Families get together again and have dinner on December 31st, and stay up to toast the New Year. At midnight, fireworks explode, church bells toll, and tradition demands that you eat 12 grapes in all, one at each bell toll. Honestly, it’s impossible to eat all those grapes without choking, but it’s fun to try!
Traditional Mexican New Year Carol
10. Christmas in January
You might think the party is over once January comes around, but it’s not. There’s still one more day of fun!
On the evening of January 5th, children write a letter to the Three Wise Men, or Los Reyes, asking for presents and go to bed early. Meanwhile, every Mexican parent goes out on a crazy shopping spree to get toys for the kids, which lasts until the wee hours. Finally, on the morning of January 6th, children happily wake up to find their presents under the Christmas tree.
There’s a lot of Mexican kids who don’t believe in Santa Claus, but they all believe in the Three Wise Men. They’re every kid’s favorite people.
Afterward, families gather -again- and have hot chocolate with Rosca de Reyes, a sweet, doughnut-shaped cake.

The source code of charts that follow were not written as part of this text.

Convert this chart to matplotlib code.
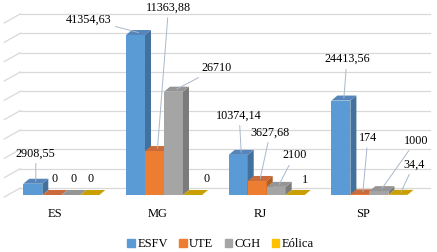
import numpy as np
import matplotlib
matplotlib.use("Agg")
from matplotlib import pyplot as plt
from matplotlib.patches import Patch

plt.rcParams['font.family'] = ['Liberation Serif', 'DejaVu Serif']

# donnees
estados = ['ES', 'MG', 'RJ', 'SP']
series = ['ESFV', 'UTE', 'CGH', 'Eólica']
esfv = [2908.55, 41354.63, 10374.14, 24413.56]
ute = [0, 11363.88, 3627.68, 174]
cgh = [0, 26710, 2100, 1000]
eolica = [0, 0, 1, 34.4]
rotulos = [['2908,55', '0', '0', '0'],
           ['41354,63', '11363,88', '26710', '0'],
           ['10374,14', '3627,68', '2100', '1'],
           ['24413,56', '174', '1000', '34,4']]

# couleurs (face, cote, dessus)
front = ['#5B9BD5', '#ED7D31', '#A5A5A5', '#FFC000']
side = ['#41719C', '#B35E22', '#7B7B7B', '#BF9000']
top = ['#5585BA', '#C96B3A', '#959595', '#C9A000']

# decalage des etiquettes (pixels) et trait de rappel
offs = [[(0, 28, True), (0, 14, False), (0, 14, False), (-2, 14, False)],
        [(-50, 13, True), (11, 141, True), (40, 21, True), (11, 14, False)],
        [(-2, 37, True), (10, 46, True), (15, 29, True), (7, 12, False)],
        [(3, 39, True), (5, 54, True), (34, 48, True), (13, 28, True)]]

fig = plt.figure(figsize=(4.37, 2.52), dpi=100)
ax = fig.add_axes([0, 0, 1, 1])
upp = 258.5  # valeur par pixel
xpp = 1 / 102.7
ax.set_xlim(-61.3 * xpp, (437 - 61.3) * xpp)
ax.set_ylim(-57 * upp, 195 * upp)
ax.axis('off')

# grille du fond
for v in range(0, 45001, 5000):
    yb = v + 7 * upp
    ax.plot([-41 * xpp, 369 * xpp], [yb, yb], color='#D9D9D9', lw=0.9, zorder=0)
    ax.plot([-57 * xpp, -41 * xpp], [yb - 9 * upp, yb], color='#D9D9D9', lw=0.9, zorder=0)

w = 19 * xpp
dx = 6 * xpp
dy = 5 * upp
data = [esfv, ute, cgh, eolica]
for i in range(len(estados)):
    for k in range(4):
        v = data[k][i]
        x0 = i + (k - 2) * w
        z = 2 + k
        if v > 0:
            ax.bar(x0, v, width=w, align='edge', color=front[k], zorder=z, lw=0)
            ax.fill([x0 + w, x0 + w + dx, x0 + w + dx, x0 + w],
                    [0, dy, v + dy, v], color=side[k], zorder=z, lw=0)
        ax.fill([x0, x0 + w, x0 + w + dx, x0 + dx],
                [v, v, v + dy, v + dy], color=top[k], zorder=z, lw=0)
        ox, oy, lead = offs[i][k]
        xy = (x0 + w / 2 + dx / 2, v + dy / 2)
        ap = dict(arrowstyle='-', color='#A8B8CC', lw=0.7, shrinkA=1, shrinkB=0) if lead else None
        ax.annotate(rotulos[i][k], xy=xy, xytext=(ox, oy), textcoords='offset pixels',
                    ha='center', va='center', fontsize=8.7, color='black',
                    arrowprops=ap, zorder=10)

for i, e in enumerate(estados):
    ax.text(i - 0.06, -19 * upp, e, ha='center', va='center', fontsize=9)

handles = [Patch(color=front[k], label=series[k]) for k in range(4)]
ax.legend(handles=handles, loc='lower center', bbox_to_anchor=(0.505, -0.012), ncol=4,
          frameon=False, fontsize=9, handlelength=0.6, handleheight=0.6,
          handletextpad=0.2, columnspacing=0.9, borderaxespad=0.0)

fig.savefig('out.png', dpi=100)
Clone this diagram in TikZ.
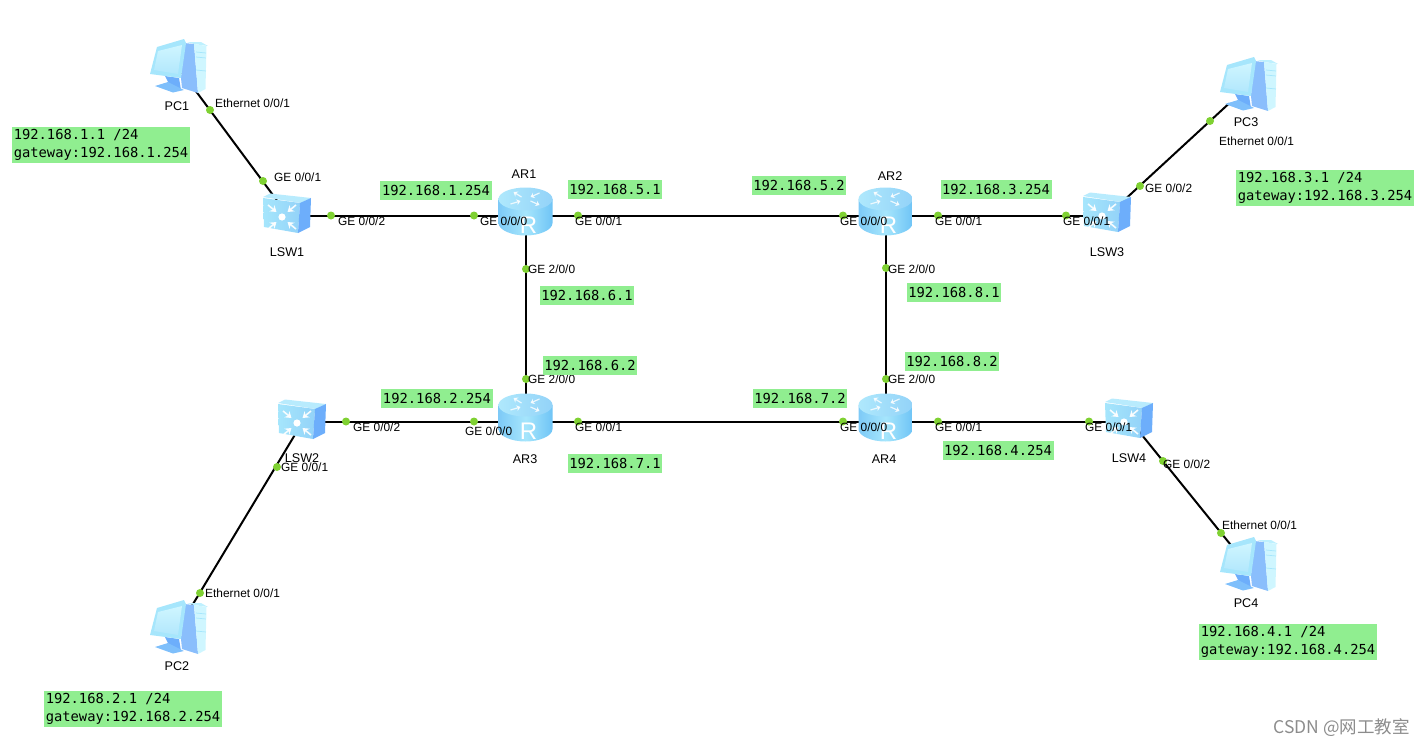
\documentclass[tikz,border=0pt]{standalone}
\usepackage{fontspec}
\setmainfont{Liberation Sans}
\newfontfamily\boxfont{DejaVu Sans Mono}
\newfontfamily\cjkfont{Noto Sans CJK SC}
\usetikzlibrary{arrows.meta}
\definecolor{portgreen}{HTML}{7FD132}
\definecolor{boxgreen}{HTML}{90EE90}
\definecolor{icA}{HTML}{A6E6FC}
\definecolor{icB}{HTML}{6FC4F6}
\definecolor{icC}{HTML}{6DAEFB}
\definecolor{icD}{HTML}{CFF6FF}
\tikzset{
  x=1pt,y=-1pt,
  link/.style={line width=2pt,black},
  portdot/.style={circle,fill=portgreen,draw=none,minimum size=8pt,inner sep=0pt},
  port/.style={anchor=west,inner sep=0pt,font=\fontsize{11.9}{12}\selectfont},
  devname/.style={inner sep=0pt,font=\fontsize{12.6}{12.6}\selectfont},
  ipbox/.style={fill=boxgreen,inner xsep=1.5pt,inner ysep=0pt,minimum height=19pt,font=\boxfont\fontsize{13.8}{17.5}\selectfont,align=left},
  ipboxtwo/.style={ipbox,minimum height=36pt},
  wm/.style={inner sep=0pt,text=black!45,font=\cjkfont\fontsize{17.5}{17.5}\selectfont},
  whitearrow/.style={white,opacity=.9,line width=1.6pt,-{Stealth[length=6pt,width=8pt]}},
  routerarrow/.style={white,opacity=.8,line width=1.2pt,-{Stealth[length=4pt,width=6pt]}},
  router/.pic={
    \path[left color=icB!90!white,right color=icB,middle color=icA] (-27,-13) -- (-27,11)
      .. controls (-27,18) and (-14,23.5) .. (0,23.5) .. controls (14,23.5) and (27,18) .. (27,11) -- (27,-13) -- cycle;
    \path[left color=icA!90!white,right color=icB!75!white] (0,-13) ellipse [x radius=27,y radius=11.5];
    \draw[routerarrow] (-4,-15) -- (-12,-20);
    \draw[routerarrow] (-15,-8) -- (-5,-11);
    \draw[routerarrow] (14,-19) -- (5,-15);
    \draw[routerarrow] (5,-11) -- (14,-7);
    \node[white,inner sep=0pt,font=\fontsize{24}{24}\selectfont] at (3,13) {R};
  },
  switchicon/.pic={
    \fill[icA!80!white] (-24,-17) -- (-17,-20.5) -- (24,-16) -- (14,-11) -- cycle;
    \path[left color=icA,right color=icB!75!white] (-24,-16) -- (13,-11) -- (11,19) -- (-23,13) -- cycle;
    \fill[icC] (13,-11) -- (24,-16) -- (23,13) -- (11,19) -- cycle;
    \foreach \dx/\dy in {-1/-1,1/-1,-1/1,1/1}{
      \draw[whitearrow] ({-5+14*\dx},{3+12*\dy}) -- ({-5+5.5*\dx},{3+5*\dy});
    }
    \fill[white] (-5,3) circle (3.6);
  },
  pcicon/.pic={
    \fill[icD!60!icA] (10,-24) -- (17,-22) -- (31,-20) -- (24,-24) -- cycle;
    \fill[icC!80!white] (7,-23) -- (17,-22) -- (21,27) -- (5,22) -- (4,12) -- cycle;
    \fill[icD] (17,-22) -- (29.5,-20) -- (28.5,23) -- (21,27) -- cycle;
    \draw[icA,line width=.7pt] (19,-14) -- (29,-13) (19,-9) -- (29,-8) (19,4) -- (29,5);
    \fill[icC] (-12,10) -- (2,12) -- (4,24) -- (-8,18) -- cycle;
    \fill[icC!70!icA] (-22,20) -- (-9,16) -- (7,24) -- (-4,26.5) -- cycle;
    \fill[icA] (-20,-19) -- (7,-27) -- (9,-23) -- (4,12) -- (-27,8) -- cycle;
    \path[top color=icD,bottom color=icD!70!icB] (-19,-15) -- (5,-21) -- (1,8) -- (-23,4) -- cycle;
  }
}
\begin{document}
\begin{tikzpicture}
\useasboundingbox (0,0) rectangle (1425,747);
% device centres
\coordinate (PC1) at (178,67);
\coordinate (PC2) at (178,629);
\coordinate (PC3) at (1229,103.5);
\coordinate (PC4) at (1247,565);
\coordinate (LSW1) at (287,214);
\coordinate (LSW2) at (302,423);
\coordinate (LSW3) at (1107,216);
\coordinate (LSW4) at (1129,419);
\coordinate (AR1) at (526,216);
\coordinate (AR2) at (886,216);
\coordinate (AR3) at (526,422);
\coordinate (AR4) at (886,422);
% links
\draw[link] (PC1) -- (LSW1);
\draw[link] (PC3) -- (LSW3);
\draw[link] (PC2) -- (LSW2);
\draw[link] (PC4) -- (LSW4);
\draw[link] (LSW1 |- AR1) -- (AR1);
\draw[link] (AR1) -- (AR2);
\draw[link] (AR2) -- (LSW3 |- AR2);
\draw[link] (AR1) -- (AR3);
\draw[link] (AR2) -- (AR4);
\draw[link] (LSW2 |- AR3) -- (AR3);
\draw[link] (AR3) -- (AR4);
\draw[link] (AR4) -- (LSW4 |- AR4);
% icons
\pic at (177,66) {pcicon};
\pic at (177,627) {pcicon};
\pic at (1247,84) {pcicon};
\pic at (1247,564) {pcicon};
\pic at (287,214) {switchicon};
\pic at (302,420) {switchicon};
\pic at (1107,213) {switchicon};
\pic at (1129,419) {switchicon};
\pic at (525.5,212) {router};
\pic at (885.5,212) {router};
\pic at (525.5,418) {router};
\pic at (885.5,418) {router};
% port dots
\foreach \n/\x/\y in {a/210/110,b/263/181,c/331/215.5,d/474/215.5,e/578/215.5,f/526/269,g/843/215.5,h/938/215.5,i/886/268,j/1066/215.5,k/1140/186,l/1210/121,m/346/421.5,n/277/467,o/200/593,p/526/379,q/474/421.5,r/578/421.5,s/886/379,t/843/421.5,u/938/421.5,v/1089/421.5,w/1163/461,z/1221/533}
  \node[portdot] (dot\n) at (\x,\y) {};
% port labels
\foreach \n/\x/\y/\t in {a/215/103/Ethernet 0\slash 0\slash 1,b/274/177/GE 0\slash 0\slash 1,c/338/221/GE 0\slash 0\slash 2,d/480/221/GE 0\slash 0\slash 0,e/575/221/GE 0\slash 0\slash 1,f/528/269/GE 2\slash 0\slash 0,g/840/221/GE 0\slash 0\slash 0,h/935/221/GE 0\slash 0\slash 1,i/888/269/GE 2\slash 0\slash 0,j/1063/221/GE 0\slash 0\slash 1,k/1145/188/GE 0\slash 0\slash 2,l/1219/141/Ethernet 0\slash 0\slash 1,m/353/427/GE 0\slash 0\slash 2,n/281/467/GE 0\slash 0\slash 1,o/205/593/Ethernet 0\slash 0\slash 1,p/528/379/GE 2\slash 0\slash 0,q/465/431/GE 0\slash 0\slash 0,r/575/427/GE 0\slash 0\slash 1,s/888/379/GE 2\slash 0\slash 0,t/840/427/GE 0\slash 0\slash 0,u/935/427/GE 0\slash 0\slash 1,v/1085/427/GE 0\slash 0\slash 1,w/1163/464/GE 0\slash 0\slash 2,z/1222/525/Ethernet 0\slash 0\slash 1}
  \node[port] (port\n) at (\x,\y) {\t};
% device names
\node[devname] (nPC1) at (177,106) {PC1};
\node[devname] (nPC2) at (177,666) {PC2};
\node[devname] (nPC3) at (1246,122) {PC3};
\node[devname] (nPC4) at (1246,603) {PC4};
\node[devname] (nLSW1) at (287,252) {LSW1};
\node[devname] (nLSW2) at (302,458) {LSW2};
\node[devname] (nLSW3) at (1107,252) {LSW3};
\node[devname] (nLSW4) at (1129,458) {LSW4};
\node[devname] (nAR1) at (524,174) {AR1};
\node[devname] (nAR2) at (890,176) {AR2};
\node[devname] (nAR3) at (525,459) {AR3};
\node[devname] (nAR4) at (884,459) {AR4};
% address boxes
\node[ipbox] (ip1) at (436,190.5) {192.168.1.254};
\node[ipbox] (ip2) at (615,189.5) {192.168.5.1};
\node[ipbox] (ip3) at (799,185.5) {192.168.5.2};
\node[ipbox] (ip4) at (996,189.5) {192.168.3.254};
\node[ipbox] (ip5) at (587,295.5) {192.168.6.1};
\node[ipbox] (ip6) at (954,292.5) {192.168.8.1};
\node[ipbox] (ip7) at (590,365.5) {192.168.6.2};
\node[ipbox] (ip8) at (952,361.5) {192.168.8.2};
\node[ipbox] (ip9) at (437,398.5) {192.168.2.254};
\node[ipbox] (ip10) at (800,398.5) {192.168.7.2};
\node[ipbox] (ip11) at (615,463.5) {192.168.7.1};
\node[ipbox] (ip12) at (998,450.5) {192.168.4.254};
\node[ipboxtwo] (ipa) at (101,145) {192.168.1.1 /24\\gateway:192.168.1.254};
\node[ipboxtwo] (ipb) at (133,709) {192.168.2.1 /24\\gateway:192.168.2.254};
\node[ipboxtwo] (ipc) at (1325,188) {192.168.3.1 /24\\gateway:192.168.3.254};
\node[ipboxtwo] (ipd) at (1288,642) {192.168.4.1 /24\\gateway:192.168.4.254};
\node[wm,anchor=east] (mark) at (1410,728) {CSDN @网工教室};
\end{tikzpicture}
\end{document}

As you can see, Mexicans like to have a long holiday season. From December 12th to January 6th, it’s a non-stop series of parties and get-togethers that are affectionately known as the Guadalupe-Reyes marathon.
It certainly makes for a serious uphill climb in January, but I don’t think anyone in Mexico would agree to scale back during the holidays. Life is meant to be enjoyed, right? Happy holidays, everybody!